Pour vivre cela, il nous faut être des êtres de prière. Voyez Paul et sa prière pour les Colossiens. Il prie, et nous prions avec lui pour que les amis de Jésus aient une vie spirituelle et éthique intense… Le fruit de cette prière, dit Paul sera triple :  

  • Ils porteront des fruits 
  • Ils progresseront dans la foi, la charité et l’espérance 
  • Ils seront fortifiés, et amenés à la persévérance et à la patience. 

Emportés dans cet élan, il associe les Colossiens à sa prière (et nous avec eux). Son propos se fait appel à rendre grâce pour ses merveilles qu’il a fait dans nos vies : Transfert dans le Royaume, libération et Salut. Un langage de conversion sur la base d’une expérience que tous nous avons faite d’une manière ou d’une autre : quelle joie d’être libéré et pardonné par le Christ et nos frères ! Quel élan donné pour avancer en eaux profondes avec lui, dans l’Esprit Saint ! 

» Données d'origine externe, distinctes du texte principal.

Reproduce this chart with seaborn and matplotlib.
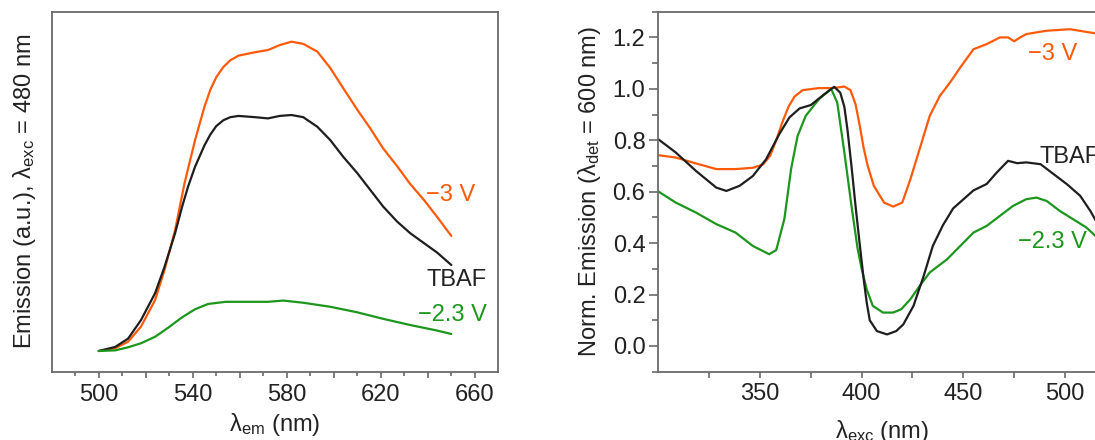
import numpy as np
import pandas as pd
import matplotlib
matplotlib.use('Agg')
import matplotlib.pyplot as plt
import seaborn as sns
from matplotlib.ticker import MultipleLocator, FixedLocator, FuncFormatter, NullLocator

# ---------------- data: left panel (emission spectra, lambda_exc = 480 nm) ----------------
em_wl_m3 = [500, 507, 512.5, 518, 524, 528, 532.5, 536.5, 541, 545, 547.5, 550, 553, 556, 559.5, 566.5,
            572, 577, 582, 587, 593, 598.5, 604, 610, 615.5, 621, 627, 632.5, 638.5, 644, 650]
em_m3 = [0, 0.009, 0.030, 0.079, 0.165, 0.262, 0.391, 0.542, 0.682, 0.790, 0.845, 0.885, 0.918, 0.940,
         0.955, 0.966, 0.973, 0.989, 1.0, 0.993, 0.968, 0.915, 0.85, 0.78, 0.72, 0.655, 0.597, 0.54,
         0.487, 0.433, 0.372]

em_wl_tbaf = [500, 507, 512.5, 518, 524, 528, 532.5, 535.5, 538, 541, 545, 547.5, 550, 553, 556, 559.5,
              566.5, 572, 577, 582, 587, 593, 598.5, 604, 610, 615.5, 621, 627, 632.5, 638.5, 644, 650]
em_tbaf = [0, 0.013, 0.040, 0.100, 0.187, 0.272, 0.381, 0.467, 0.531, 0.596, 0.665, 0.700, 0.727,
           0.746, 0.756, 0.760, 0.756, 0.752, 0.760, 0.763, 0.756, 0.725, 0.682, 0.628, 0.575, 0.521,
           0.467, 0.418, 0.381, 0.348, 0.318, 0.278]

em_wl_m23 = [500, 507, 512.5, 518, 524, 529.5, 535.5, 541, 546.5, 554, 562, 572, 578.5, 587, 598.5,
             610, 621, 632.5, 644, 650]
em_m23 = [0, 0.002, 0.012, 0.025, 0.046, 0.075, 0.109, 0.135, 0.152, 0.159, 0.159, 0.159, 0.163, 0.156,
          0.143, 0.125, 0.104, 0.084, 0.066, 0.055]

# ---------------- data: right panel (normalized excitation spectra, lambda_det = 600 nm) ----------------
ex_wl_m3 = [300, 308.5, 318.5, 328.5, 338, 346.5, 351.5, 355, 358, 361, 364, 367, 371, 379, 386, 391.5,
            394.5, 397, 399, 401, 403, 406, 411, 415.5, 420, 424, 429, 433.5, 438.5, 443.5, 448.5, 455,
            461.5, 468, 472, 475, 478, 481, 491, 502.5, 514, 520]
ex_m3 = [0.742, 0.733, 0.710, 0.688, 0.688, 0.693, 0.706, 0.74, 0.80, 0.87, 0.93, 0.97, 0.995, 1.003,
         1.003, 1.009, 0.995, 0.94, 0.86, 0.77, 0.70, 0.623, 0.558, 0.542, 0.558, 0.649, 0.778, 0.895,
         0.973, 1.025, 1.083, 1.154, 1.174, 1.200, 1.200, 1.185, 1.200, 1.213, 1.226, 1.232, 1.217, 1.21]

ex_wl_tbaf = [300, 308.5, 318.5, 328.5, 333.5, 340, 346.5, 353, 359.5, 364.5, 369.5, 375, 381, 386.5,
              389.5, 391.5, 393, 395, 397, 399, 401, 402.5, 404, 407.5, 412.5, 417, 420.5, 425.5, 430.5,
              435, 440, 445, 450, 455, 461.5, 466.5, 472, 476.5, 481, 488, 494.5, 501, 507.5, 512.5, 515, 520]
ex_tbaf = [0.804, 0.753, 0.681, 0.616, 0.603, 0.623, 0.661, 0.726, 0.824, 0.889, 0.924, 0.937, 0.975,
           1.008, 0.985, 0.93, 0.843, 0.70, 0.545, 0.40, 0.26, 0.169, 0.10, 0.058, 0.045, 0.058, 0.084,
           0.156, 0.272, 0.389, 0.47, 0.535, 0.57, 0.605, 0.630, 0.675, 0.720, 0.711, 0.714, 0.707, 0.668,
           0.629, 0.584, 0.525, 0.49, 0.42]

ex_wl_m23 = [300, 308.5, 318.5, 328.5, 338, 346.5, 354.5, 358, 362, 365.3, 368.5, 372.5, 379, 385, 388,
             391.5, 395, 398, 400, 402.5, 405.5, 410.5, 415.5, 419.5, 424, 428.5, 433.5, 442, 448.5, 455,
             461.5, 468, 474.5, 481, 486, 491, 497.5, 504, 510.5, 515, 520]
ex_m23 = [0.601, 0.558, 0.519, 0.474, 0.441, 0.389, 0.357, 0.373, 0.494, 0.688, 0.817, 0.895, 0.960,
          1.0, 0.947, 0.753, 0.545, 0.38, 0.30, 0.22, 0.156, 0.130, 0.130, 0.143, 0.182, 0.233, 0.286,
          0.337, 0.389, 0.441, 0.467, 0.506, 0.545, 0.571, 0.577, 0.564, 0.525, 0.493, 0.461, 0.428, 0.40]

labels = ['\u22123 V', 'TBAF', '\u22122.3 V']

# ---------------- style ----------------
sns.set_style('ticks')
plt.rcParams['font.family'] = ['Liberation Sans', 'DejaVu Sans']
plt.rcParams['mathtext.fontset'] = 'custom'
plt.rcParams['mathtext.rm'] = 'Liberation Sans'
plt.rcParams['mathtext.it'] = 'Liberation Sans:italic'
plt.rcParams['mathtext.default'] = 'regular'

C_OR = '#ff5a0a'
C_BK = '#1e1e1e'
C_GR = '#1c961c'
SP = '#6a6a6a'
TXT = '#222222'
FS = 17
LW = 1.6

fig = plt.figure(figsize=(10.95, 4.40), dpi=100)
axL = fig.add_axes([0.0472, 0.1552, 0.4079, 0.8182])
axR = fig.add_axes([0.6012, 0.1552, 0.4085, 0.8182])

for ax in (axL, axR):
    for s in ax.spines.values():
        s.set_color(SP)
        s.set_linewidth(1.3)

# left panel
sns.lineplot(x=em_wl_m3, y=em_m3, ax=axL, color=C_OR, lw=LW, estimator=None, sort=False)
sns.lineplot(x=em_wl_tbaf, y=em_tbaf, ax=axL, color=C_BK, lw=LW, estimator=None, sort=False)
sns.lineplot(x=em_wl_m23, y=em_m23, ax=axL, color=C_GR, lw=LW, estimator=None, sort=False)
axL.set_xlim(480, 670)
axL.set_ylim(-0.067, 1.097)
axL.xaxis.set_major_locator(FixedLocator([500, 520, 540, 560, 580, 600, 620, 640, 660]))
axL.xaxis.set_minor_locator(FixedLocator([490, 510, 530, 550, 570, 590, 610, 630, 650]))
axL.xaxis.set_major_formatter(FuncFormatter(lambda v, p: f'{v:.0f}' if int(round(v)) % 40 == 20 else ''))
axL.yaxis.set_major_locator(NullLocator())
axL.yaxis.set_minor_locator(NullLocator())
axL.tick_params(axis='x', which='major', direction='out', length=4.5, width=1.2, color=SP,
                labelsize=FS, labelcolor=TXT, pad=4)
axL.tick_params(axis='x', which='minor', direction='out', length=2.6, width=1.2, color=SP)
axL.set_xlabel(r'$\lambda_{em}$ (nm)', fontsize=FS, color=TXT, labelpad=4)
axL.set_ylabel(r'Emission (a.u.), $\lambda_{exc}$ = 480 nm', fontsize=FS, color=TXT, labelpad=10)
axL.text(639.1, 0.504, labels[0], color=C_OR, fontsize=FS, ha='left', va='center')
axL.text(639.5, 0.230, labels[1], color=TXT, fontsize=FS, ha='left', va='center')
axL.text(635.7, 0.116, labels[2], color=C_GR, fontsize=FS, ha='left', va='center')

# right panel
sns.lineplot(x=ex_wl_m3, y=ex_m3, ax=axR, color=C_OR, lw=LW, estimator=None, sort=False)
sns.lineplot(x=ex_wl_m23, y=ex_m23, ax=axR, color=C_GR, lw=LW, estimator=None, sort=False)
sns.lineplot(x=ex_wl_tbaf, y=ex_tbaf, ax=axR, color=C_BK, lw=LW, estimator=None, sort=False)
axR.set_xlim(300, 520)
axR.set_ylim(-0.1, 1.3)
axR.xaxis.set_major_locator(FixedLocator([350, 400, 450, 500]))
axR.xaxis.set_minor_locator(FixedLocator([325, 375, 425, 475]))
axR.yaxis.set_major_locator(MultipleLocator(0.2))
axR.yaxis.set_minor_locator(MultipleLocator(0.1))
axR.yaxis.set_major_formatter(FuncFormatter(lambda v, p: f'{v:.1f}'))
axR.tick_params(axis='x', which='both', direction='out', length=4.2, width=1.2, color=SP,
                labelsize=FS, labelcolor=TXT, pad=4)
axR.tick_params(axis='y', which='major', direction='out', length=6.3, width=1.2, color=SP,
                labelsize=FS, labelcolor=TXT, pad=3)
axR.tick_params(axis='y', which='minor', direction='out', length=4.5, width=1.2, color=SP)
axR.set_xlabel(r'$\lambda_{exc}$ (nm)', fontsize=FS, color=TXT, labelpad=9)
axR.set_ylabel(r'Norm. Emission ($\lambda_{det}$ = 600 nm)', fontsize=FS, color=TXT, labelpad=7)
axR.text(481.8, 1.135, labels[0], color=C_OR, fontsize=FS, ha='left', va='center')
axR.text(487.7, 0.736, labels[1], color=TXT, fontsize=FS, ha='left', va='center')
axR.text(476.9, 0.405, labels[2], color=C_GR, fontsize=FS, ha='left', va='center')

fig.savefig('out.png', dpi=100)
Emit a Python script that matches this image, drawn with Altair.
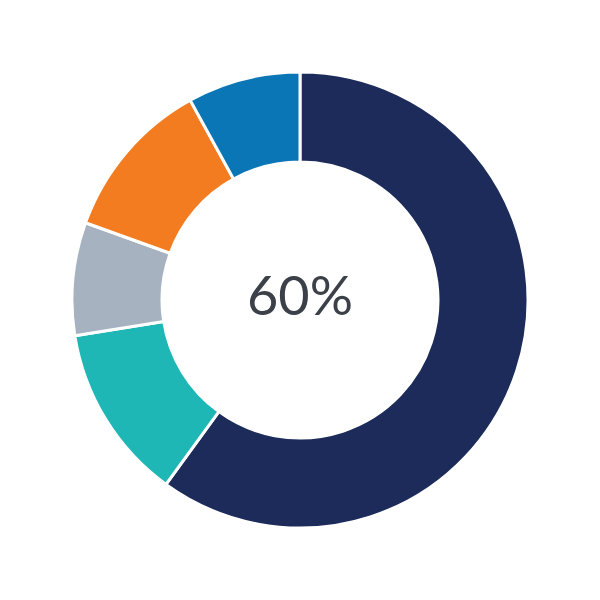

Le Magnificat de Marie devient alors le nôtre : Voyez les merveilles ce que le Seigneur a fait et fait pour nous aujourd’hui. Un acte de mémoire qui se fait acte d’espérance. Dieu a fait cela, il le fera de nouveau. 

 

Oui, ce sont des hommes que tu prendras ! Ne crains pas… 

La promesse de Jésus nous remet en chemin. Avec Marie, en ce début d’année nous nous élançons… dans la louange et le service. Amen.